Aber es gehe nicht allein um Angriffe auf das Gebäude, so Kulakova. Eine Bedrohung oder Beleidigung könne beispielsweise auch beim Bäcker passieren. Längst sei ihnen geraten worden, beim Einkaufen keine jüdische Kopfbedeckung zu tragen und nicht zu erzählen, dass sie Juden seien.
Massive Schutzmaßnahmen vor Synagoge
Kulakova nannte noch eine besondere Einschränkung, die die Sicherheitsmaßnahmen für die Jüdische Gemeinde zu Dresden zur Folge hätten. Die Synagoge sei ein schöner Bau mit großer Glasfront, weil man ein gastfreundliches Haus habe sein wollen. "Man konnte einfach hereinkommen", sagte sie. "Jetzt nicht mehr, seit zwei Jahren nicht mehr." Die "absoluten Schutzmaßnahmen" machten Besuche unmöglich, und seien "nicht nur wegen muslimischen Antisemitismus" verschärft worden.

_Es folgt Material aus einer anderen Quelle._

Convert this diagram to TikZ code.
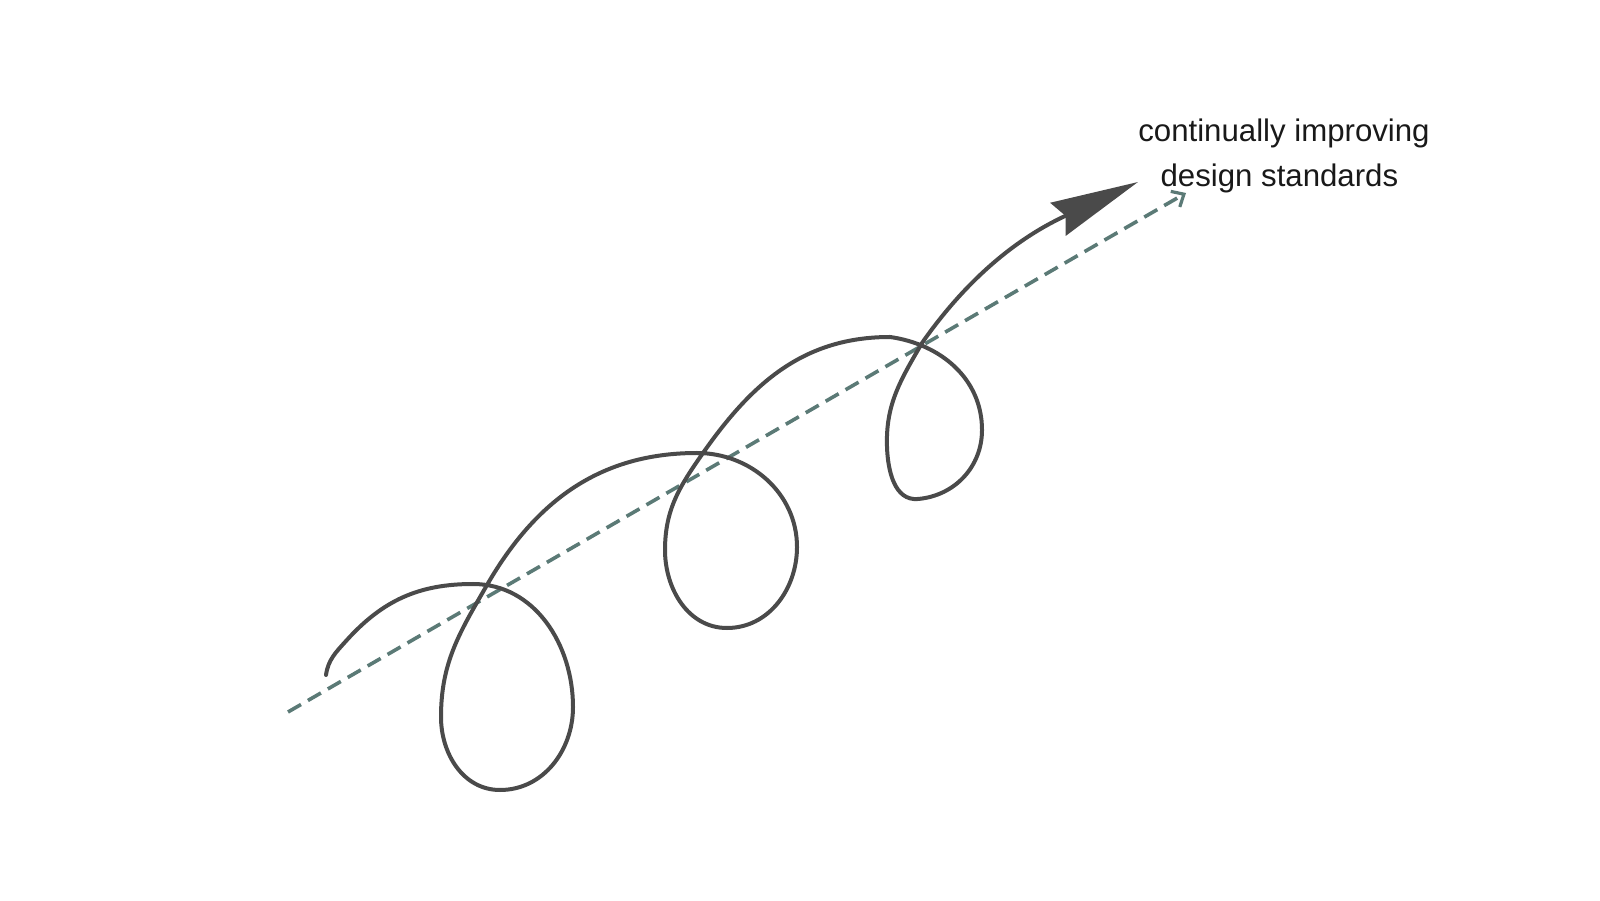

Die RIAS-Veranstaltung mit Kulakova fand im Landtag von Brandenburg in Potsdam statt. Der Weg dahin führt an der neuen Synagoge vorbei, die Anfang Juli 2024 mit politischer Prominenz eröffnet worden war. Der Bundespräsident hielt eine Rede, die Außenministerin war dabei. Damals zeigte man sich auch stolz auf das kleine Cafe im Erdgeschoss als Möglichkeit zur Begegnung. Nun kleben Schilder am Eingang: "Geschlossen" und "Bis auf weiteres keine Besuchsmöglichkeit".